RECORDS TO USE:
[Start]

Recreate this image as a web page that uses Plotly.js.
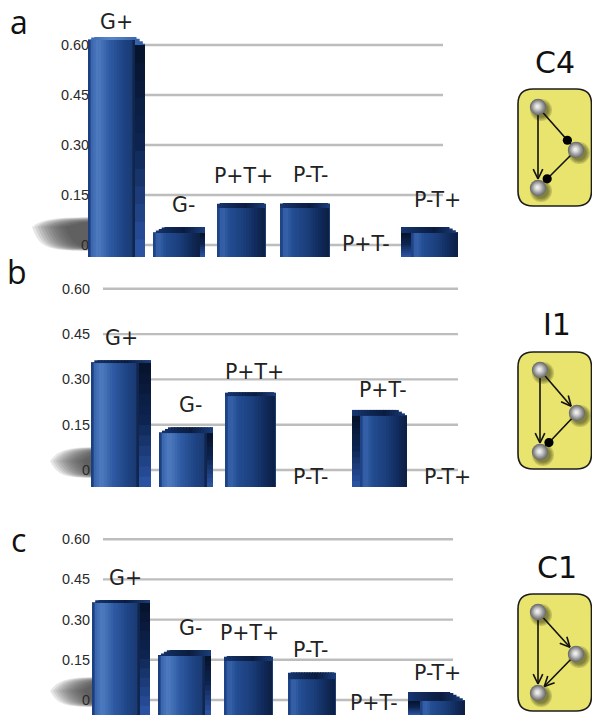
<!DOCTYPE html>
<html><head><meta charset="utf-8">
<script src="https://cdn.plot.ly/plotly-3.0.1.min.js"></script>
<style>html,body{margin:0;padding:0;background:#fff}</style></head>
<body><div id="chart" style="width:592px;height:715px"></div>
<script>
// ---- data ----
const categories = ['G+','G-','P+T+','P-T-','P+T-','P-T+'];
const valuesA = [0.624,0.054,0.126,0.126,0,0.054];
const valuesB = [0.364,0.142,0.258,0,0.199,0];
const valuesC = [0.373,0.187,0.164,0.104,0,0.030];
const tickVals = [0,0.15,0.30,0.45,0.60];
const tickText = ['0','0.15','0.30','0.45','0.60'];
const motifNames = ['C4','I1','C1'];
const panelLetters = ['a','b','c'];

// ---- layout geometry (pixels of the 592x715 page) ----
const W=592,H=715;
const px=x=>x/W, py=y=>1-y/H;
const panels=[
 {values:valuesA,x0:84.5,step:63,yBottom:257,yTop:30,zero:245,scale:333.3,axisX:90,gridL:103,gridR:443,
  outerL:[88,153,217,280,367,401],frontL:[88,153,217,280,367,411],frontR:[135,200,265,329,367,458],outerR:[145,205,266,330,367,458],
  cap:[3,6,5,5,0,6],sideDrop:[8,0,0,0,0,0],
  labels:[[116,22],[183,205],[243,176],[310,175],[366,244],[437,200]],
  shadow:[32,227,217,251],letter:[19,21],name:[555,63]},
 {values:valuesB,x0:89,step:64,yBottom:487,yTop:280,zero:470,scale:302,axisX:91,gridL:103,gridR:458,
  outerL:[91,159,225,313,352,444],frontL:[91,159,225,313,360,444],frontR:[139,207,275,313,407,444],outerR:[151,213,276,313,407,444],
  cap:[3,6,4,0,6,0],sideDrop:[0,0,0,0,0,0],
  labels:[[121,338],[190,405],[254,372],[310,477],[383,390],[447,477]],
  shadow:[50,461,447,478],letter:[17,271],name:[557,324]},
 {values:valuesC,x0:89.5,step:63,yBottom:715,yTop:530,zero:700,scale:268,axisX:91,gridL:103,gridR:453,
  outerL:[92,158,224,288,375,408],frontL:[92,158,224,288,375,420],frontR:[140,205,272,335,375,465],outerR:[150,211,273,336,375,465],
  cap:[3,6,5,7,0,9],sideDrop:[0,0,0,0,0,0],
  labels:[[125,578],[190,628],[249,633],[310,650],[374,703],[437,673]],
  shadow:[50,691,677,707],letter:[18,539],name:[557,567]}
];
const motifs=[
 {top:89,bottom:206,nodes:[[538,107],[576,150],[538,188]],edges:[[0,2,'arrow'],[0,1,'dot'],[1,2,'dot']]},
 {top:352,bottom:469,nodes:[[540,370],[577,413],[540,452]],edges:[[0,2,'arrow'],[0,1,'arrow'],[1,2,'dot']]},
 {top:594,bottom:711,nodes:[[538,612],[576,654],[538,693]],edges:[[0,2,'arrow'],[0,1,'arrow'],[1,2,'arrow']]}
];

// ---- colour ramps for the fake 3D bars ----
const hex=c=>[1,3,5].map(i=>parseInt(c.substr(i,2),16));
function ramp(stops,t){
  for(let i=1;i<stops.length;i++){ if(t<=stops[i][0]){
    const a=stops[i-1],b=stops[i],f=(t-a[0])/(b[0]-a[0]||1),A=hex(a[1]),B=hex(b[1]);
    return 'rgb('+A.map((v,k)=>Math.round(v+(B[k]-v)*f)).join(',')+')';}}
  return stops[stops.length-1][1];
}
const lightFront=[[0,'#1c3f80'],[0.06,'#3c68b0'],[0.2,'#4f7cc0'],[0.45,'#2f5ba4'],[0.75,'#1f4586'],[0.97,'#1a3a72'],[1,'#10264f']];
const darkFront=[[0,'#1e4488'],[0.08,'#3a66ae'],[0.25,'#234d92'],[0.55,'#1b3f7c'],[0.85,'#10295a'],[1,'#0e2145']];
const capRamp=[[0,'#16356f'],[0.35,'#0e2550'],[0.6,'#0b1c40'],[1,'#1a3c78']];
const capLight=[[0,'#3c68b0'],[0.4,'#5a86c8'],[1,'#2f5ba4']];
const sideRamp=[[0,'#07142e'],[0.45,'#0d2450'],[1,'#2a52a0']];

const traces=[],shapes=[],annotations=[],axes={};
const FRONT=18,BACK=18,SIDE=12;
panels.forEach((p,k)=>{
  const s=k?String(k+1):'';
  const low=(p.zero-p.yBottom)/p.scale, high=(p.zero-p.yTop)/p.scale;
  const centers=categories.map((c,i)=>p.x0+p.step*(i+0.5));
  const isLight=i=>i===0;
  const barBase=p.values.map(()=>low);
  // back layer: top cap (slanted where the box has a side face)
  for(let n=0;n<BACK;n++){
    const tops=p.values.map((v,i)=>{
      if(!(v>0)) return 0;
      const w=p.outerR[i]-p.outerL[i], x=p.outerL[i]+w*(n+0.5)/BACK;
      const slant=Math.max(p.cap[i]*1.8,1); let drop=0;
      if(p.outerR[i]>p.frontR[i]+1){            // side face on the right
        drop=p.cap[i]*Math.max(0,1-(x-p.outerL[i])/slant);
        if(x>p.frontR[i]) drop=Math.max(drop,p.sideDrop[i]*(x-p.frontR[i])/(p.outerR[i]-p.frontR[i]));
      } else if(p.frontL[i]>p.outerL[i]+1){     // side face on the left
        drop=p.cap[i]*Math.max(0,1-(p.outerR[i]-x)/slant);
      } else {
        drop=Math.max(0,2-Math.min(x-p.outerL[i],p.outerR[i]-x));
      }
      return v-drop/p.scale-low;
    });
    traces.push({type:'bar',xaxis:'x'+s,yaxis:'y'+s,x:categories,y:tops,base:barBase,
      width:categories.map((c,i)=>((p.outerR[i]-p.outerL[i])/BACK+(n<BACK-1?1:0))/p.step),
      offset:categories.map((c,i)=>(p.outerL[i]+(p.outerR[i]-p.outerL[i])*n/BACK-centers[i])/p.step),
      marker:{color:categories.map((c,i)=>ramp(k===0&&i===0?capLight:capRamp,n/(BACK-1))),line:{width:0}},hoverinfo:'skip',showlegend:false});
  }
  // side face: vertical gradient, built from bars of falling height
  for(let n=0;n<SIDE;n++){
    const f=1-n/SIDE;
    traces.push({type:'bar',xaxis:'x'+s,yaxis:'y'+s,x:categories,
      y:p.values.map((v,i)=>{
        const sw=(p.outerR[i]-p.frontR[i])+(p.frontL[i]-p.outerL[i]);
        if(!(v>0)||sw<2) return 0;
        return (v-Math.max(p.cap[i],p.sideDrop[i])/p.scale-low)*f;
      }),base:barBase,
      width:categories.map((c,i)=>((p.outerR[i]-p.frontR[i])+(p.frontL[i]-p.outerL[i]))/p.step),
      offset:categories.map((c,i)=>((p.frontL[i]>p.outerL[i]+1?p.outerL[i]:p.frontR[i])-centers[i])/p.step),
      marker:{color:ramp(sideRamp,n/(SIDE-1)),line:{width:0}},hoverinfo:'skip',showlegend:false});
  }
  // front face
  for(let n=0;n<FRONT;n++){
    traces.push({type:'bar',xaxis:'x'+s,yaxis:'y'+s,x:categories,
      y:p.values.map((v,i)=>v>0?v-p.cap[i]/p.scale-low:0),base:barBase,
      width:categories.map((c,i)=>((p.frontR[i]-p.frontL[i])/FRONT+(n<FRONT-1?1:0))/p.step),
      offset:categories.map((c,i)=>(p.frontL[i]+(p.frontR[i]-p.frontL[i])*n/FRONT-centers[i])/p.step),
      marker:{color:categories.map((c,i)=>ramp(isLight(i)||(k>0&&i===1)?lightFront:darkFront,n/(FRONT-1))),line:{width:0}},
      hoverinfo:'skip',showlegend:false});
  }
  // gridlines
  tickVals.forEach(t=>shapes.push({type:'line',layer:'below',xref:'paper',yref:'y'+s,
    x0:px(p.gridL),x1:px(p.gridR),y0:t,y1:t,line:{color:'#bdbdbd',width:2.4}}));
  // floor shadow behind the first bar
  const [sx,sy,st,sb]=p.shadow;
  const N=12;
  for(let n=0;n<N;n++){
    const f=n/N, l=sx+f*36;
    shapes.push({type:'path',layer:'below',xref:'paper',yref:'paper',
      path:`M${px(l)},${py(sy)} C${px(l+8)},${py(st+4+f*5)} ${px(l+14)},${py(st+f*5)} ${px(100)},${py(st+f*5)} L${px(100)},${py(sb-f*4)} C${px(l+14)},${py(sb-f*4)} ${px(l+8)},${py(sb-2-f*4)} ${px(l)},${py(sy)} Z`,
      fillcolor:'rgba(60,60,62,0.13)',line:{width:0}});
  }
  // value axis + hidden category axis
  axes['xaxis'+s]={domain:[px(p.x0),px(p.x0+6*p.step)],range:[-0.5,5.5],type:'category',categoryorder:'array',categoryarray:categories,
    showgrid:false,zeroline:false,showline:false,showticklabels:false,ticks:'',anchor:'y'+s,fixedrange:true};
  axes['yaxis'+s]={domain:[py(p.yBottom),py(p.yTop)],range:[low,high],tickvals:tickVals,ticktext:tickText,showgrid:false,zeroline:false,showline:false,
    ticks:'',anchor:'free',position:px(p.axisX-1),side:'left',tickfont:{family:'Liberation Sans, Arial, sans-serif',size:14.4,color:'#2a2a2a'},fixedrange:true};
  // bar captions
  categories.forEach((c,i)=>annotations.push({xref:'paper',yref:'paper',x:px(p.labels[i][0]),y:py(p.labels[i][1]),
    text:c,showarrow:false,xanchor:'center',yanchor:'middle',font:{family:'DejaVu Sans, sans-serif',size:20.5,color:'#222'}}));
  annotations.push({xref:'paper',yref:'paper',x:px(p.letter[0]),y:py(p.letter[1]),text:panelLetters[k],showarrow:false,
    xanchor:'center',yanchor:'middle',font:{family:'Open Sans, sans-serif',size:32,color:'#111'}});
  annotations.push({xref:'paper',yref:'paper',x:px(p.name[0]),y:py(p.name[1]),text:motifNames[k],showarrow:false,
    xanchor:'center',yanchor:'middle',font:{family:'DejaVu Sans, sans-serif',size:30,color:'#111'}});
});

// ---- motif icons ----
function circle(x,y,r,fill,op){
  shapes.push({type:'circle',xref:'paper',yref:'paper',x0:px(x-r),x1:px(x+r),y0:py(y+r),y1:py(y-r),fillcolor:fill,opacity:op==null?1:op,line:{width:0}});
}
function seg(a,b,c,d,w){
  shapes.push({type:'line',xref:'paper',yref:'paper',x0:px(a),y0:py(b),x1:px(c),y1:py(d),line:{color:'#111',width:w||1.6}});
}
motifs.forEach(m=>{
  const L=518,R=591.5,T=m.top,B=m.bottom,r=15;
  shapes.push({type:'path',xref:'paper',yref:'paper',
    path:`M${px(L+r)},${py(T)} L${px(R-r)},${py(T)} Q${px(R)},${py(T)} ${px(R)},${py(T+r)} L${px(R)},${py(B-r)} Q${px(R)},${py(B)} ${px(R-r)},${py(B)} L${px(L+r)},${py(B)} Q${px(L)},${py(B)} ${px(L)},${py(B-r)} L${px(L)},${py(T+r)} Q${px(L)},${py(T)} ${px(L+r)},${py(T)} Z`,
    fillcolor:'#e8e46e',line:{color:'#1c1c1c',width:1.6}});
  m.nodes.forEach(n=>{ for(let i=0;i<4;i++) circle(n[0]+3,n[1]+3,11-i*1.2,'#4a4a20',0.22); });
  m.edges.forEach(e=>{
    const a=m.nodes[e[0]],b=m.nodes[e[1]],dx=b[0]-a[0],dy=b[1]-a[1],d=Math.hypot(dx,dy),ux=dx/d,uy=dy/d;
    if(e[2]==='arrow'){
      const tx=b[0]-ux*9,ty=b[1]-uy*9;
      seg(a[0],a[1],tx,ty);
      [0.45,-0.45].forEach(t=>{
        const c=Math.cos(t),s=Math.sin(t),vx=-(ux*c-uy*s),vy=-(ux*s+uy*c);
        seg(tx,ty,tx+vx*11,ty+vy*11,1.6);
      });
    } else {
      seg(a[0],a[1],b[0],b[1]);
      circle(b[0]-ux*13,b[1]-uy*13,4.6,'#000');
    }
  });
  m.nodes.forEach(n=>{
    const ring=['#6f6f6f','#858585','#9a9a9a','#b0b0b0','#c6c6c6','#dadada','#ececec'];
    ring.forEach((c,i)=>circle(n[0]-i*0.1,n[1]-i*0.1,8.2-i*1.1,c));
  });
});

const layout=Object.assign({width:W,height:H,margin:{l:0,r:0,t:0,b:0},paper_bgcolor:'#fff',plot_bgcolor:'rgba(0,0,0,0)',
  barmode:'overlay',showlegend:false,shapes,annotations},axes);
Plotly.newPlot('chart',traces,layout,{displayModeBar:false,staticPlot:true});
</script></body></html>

[End]
[Start]

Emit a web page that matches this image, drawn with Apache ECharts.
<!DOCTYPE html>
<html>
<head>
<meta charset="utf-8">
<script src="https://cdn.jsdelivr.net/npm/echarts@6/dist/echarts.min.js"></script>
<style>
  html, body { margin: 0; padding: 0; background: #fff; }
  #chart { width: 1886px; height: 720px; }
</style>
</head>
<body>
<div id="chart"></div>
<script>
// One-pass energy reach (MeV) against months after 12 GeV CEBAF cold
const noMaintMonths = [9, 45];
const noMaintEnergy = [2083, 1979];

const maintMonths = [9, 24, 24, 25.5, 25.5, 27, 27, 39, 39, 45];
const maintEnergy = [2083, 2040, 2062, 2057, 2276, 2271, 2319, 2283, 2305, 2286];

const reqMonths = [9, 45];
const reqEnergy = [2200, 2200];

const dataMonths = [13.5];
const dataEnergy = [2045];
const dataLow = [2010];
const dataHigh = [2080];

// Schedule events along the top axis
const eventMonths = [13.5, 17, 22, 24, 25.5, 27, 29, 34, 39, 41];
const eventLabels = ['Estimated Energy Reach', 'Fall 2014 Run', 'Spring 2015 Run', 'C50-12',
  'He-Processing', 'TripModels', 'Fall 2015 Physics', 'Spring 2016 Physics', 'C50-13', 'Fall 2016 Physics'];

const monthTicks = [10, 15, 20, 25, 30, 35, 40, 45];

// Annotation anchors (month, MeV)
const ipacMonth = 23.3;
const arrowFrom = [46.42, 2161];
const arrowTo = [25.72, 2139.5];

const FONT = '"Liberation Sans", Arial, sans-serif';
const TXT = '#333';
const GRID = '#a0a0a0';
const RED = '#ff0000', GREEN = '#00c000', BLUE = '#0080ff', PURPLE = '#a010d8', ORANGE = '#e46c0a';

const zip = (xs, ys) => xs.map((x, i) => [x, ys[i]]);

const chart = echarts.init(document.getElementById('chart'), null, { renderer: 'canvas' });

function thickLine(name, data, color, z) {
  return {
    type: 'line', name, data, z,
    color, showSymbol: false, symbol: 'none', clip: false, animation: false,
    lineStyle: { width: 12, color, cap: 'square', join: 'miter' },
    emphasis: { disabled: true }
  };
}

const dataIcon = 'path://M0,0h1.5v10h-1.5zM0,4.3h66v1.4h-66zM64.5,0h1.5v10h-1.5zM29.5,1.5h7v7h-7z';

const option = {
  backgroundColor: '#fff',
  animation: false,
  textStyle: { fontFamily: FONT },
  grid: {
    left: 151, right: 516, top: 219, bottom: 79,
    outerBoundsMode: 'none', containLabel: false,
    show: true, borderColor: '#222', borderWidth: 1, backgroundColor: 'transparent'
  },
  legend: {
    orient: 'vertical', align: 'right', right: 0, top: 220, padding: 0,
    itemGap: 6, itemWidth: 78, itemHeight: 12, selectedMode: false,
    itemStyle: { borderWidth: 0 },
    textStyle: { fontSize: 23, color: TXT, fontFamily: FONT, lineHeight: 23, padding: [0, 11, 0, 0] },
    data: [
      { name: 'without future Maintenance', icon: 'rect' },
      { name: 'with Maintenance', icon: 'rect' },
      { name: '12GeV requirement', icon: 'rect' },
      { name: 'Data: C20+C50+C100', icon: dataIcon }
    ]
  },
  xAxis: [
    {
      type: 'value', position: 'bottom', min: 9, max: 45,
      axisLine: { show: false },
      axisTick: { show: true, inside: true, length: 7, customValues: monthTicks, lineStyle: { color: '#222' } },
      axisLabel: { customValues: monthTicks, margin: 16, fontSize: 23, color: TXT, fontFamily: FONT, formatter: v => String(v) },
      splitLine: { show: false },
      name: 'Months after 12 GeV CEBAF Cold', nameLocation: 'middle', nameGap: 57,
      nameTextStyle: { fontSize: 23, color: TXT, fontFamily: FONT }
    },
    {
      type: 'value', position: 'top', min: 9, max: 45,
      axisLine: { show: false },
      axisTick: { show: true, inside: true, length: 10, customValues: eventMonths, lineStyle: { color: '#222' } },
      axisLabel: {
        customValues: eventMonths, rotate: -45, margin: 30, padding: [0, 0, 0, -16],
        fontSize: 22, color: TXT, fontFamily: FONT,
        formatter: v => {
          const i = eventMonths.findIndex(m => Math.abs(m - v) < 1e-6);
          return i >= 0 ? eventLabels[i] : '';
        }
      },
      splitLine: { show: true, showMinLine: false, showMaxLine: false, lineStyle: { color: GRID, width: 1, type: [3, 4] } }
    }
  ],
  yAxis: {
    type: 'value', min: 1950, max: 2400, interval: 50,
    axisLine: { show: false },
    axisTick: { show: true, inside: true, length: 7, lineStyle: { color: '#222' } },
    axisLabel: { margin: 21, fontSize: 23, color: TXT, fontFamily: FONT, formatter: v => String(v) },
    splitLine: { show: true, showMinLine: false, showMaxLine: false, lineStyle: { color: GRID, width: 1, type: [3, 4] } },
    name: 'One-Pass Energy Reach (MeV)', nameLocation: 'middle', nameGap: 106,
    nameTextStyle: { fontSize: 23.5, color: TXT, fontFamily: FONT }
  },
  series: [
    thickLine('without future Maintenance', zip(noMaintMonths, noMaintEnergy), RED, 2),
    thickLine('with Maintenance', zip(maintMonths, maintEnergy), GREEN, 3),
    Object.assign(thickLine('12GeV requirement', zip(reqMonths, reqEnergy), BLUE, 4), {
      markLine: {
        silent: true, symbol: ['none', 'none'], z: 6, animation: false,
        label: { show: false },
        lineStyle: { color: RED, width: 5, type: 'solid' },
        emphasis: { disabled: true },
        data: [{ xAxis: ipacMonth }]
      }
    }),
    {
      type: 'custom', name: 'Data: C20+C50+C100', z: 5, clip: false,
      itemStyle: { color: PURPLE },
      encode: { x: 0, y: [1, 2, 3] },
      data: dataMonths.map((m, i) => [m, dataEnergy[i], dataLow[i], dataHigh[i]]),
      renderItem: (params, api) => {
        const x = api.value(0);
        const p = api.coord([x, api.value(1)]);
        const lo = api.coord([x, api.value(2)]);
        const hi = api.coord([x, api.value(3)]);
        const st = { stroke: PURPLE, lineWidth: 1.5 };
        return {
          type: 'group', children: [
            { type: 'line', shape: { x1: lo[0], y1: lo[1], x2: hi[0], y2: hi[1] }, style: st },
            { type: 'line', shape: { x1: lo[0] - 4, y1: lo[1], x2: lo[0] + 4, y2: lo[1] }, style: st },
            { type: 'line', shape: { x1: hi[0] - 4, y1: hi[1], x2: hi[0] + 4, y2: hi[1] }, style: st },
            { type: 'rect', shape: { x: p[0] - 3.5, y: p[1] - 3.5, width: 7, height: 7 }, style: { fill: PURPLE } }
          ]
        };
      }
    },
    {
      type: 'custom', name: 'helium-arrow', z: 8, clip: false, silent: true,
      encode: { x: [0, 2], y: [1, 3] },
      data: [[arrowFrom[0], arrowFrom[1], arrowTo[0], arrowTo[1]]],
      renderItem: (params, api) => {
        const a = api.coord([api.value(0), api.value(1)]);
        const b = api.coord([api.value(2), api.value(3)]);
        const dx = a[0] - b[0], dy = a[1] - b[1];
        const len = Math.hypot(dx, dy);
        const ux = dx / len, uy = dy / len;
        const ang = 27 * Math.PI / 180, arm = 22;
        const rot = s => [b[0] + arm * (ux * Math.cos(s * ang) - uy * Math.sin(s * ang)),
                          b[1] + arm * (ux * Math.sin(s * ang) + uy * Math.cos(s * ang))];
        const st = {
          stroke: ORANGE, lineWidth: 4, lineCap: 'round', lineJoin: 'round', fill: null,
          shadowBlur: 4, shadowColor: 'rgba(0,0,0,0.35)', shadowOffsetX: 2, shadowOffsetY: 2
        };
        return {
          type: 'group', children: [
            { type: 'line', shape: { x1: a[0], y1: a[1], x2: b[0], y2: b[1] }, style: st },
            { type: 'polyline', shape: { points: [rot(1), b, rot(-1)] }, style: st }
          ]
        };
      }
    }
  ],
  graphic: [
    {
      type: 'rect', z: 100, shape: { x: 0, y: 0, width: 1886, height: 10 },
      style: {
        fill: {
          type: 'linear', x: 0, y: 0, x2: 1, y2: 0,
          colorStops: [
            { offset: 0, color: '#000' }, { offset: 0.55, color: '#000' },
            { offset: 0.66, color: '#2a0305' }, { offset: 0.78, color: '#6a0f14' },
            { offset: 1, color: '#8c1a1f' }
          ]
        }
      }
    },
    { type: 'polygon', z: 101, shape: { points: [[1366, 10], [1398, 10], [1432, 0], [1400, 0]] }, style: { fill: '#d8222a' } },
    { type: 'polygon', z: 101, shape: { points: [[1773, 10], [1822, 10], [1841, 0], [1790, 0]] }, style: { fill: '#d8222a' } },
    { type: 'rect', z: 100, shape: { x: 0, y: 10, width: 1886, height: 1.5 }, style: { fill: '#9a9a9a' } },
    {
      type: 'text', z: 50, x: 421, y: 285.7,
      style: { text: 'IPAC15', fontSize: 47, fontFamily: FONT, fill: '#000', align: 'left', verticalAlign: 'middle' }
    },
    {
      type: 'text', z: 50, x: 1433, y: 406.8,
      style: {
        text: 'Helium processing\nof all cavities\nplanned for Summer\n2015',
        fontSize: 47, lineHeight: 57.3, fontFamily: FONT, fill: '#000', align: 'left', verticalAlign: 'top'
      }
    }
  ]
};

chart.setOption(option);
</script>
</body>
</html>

[End]
[Start]

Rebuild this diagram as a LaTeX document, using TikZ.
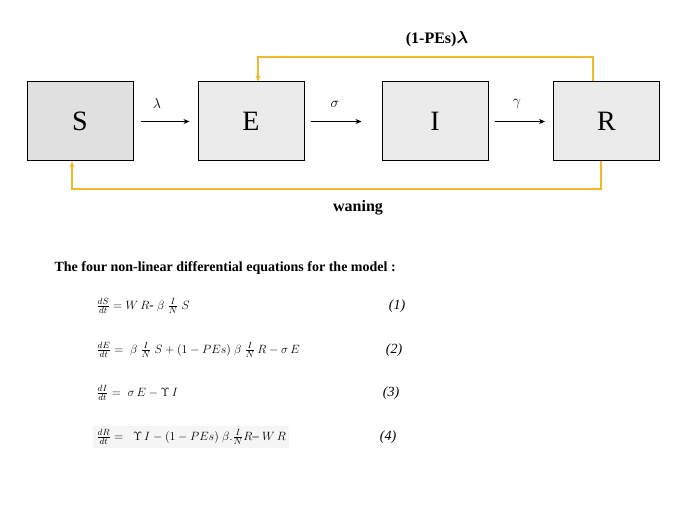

[End]

EXERCISE GOAL: Keep to the lines between the line with "Recreate this image" and the line with "const panelLetters = ['a','b','c'];", inclusive, and transcribe them without pictures.

RESPONSE TO THIS EXERCISE:
Recreate this image as a web page that uses Plotly.js.
<!DOCTYPE html>
<html><head><meta charset="utf-8">
<script src="https://cdn.plot.ly/plotly-3.0.1.min.js"></script>
<style>html,body{margin:0;padding:0;background:#fff}</style></head>
<body><div id="chart" style="width:592px;height:715px"></div>
<script>
// ---- data ----
const categories = ['G+','G-','P+T+','P-T-','P+T-','P-T+'];
const valuesA = [0.624,0.054,0.126,0.126,0,0.054];
const valuesB = [0.364,0.142,0.258,0,0.199,0];
const valuesC = [0.373,0.187,0.164,0.104,0,0.030];
const tickVals = [0,0.15,0.30,0.45,0.60];
const tickText = ['0','0.15','0.30','0.45','0.60'];
const motifNames = ['C4','I1','C1'];
const panelLetters = ['a','b','c'];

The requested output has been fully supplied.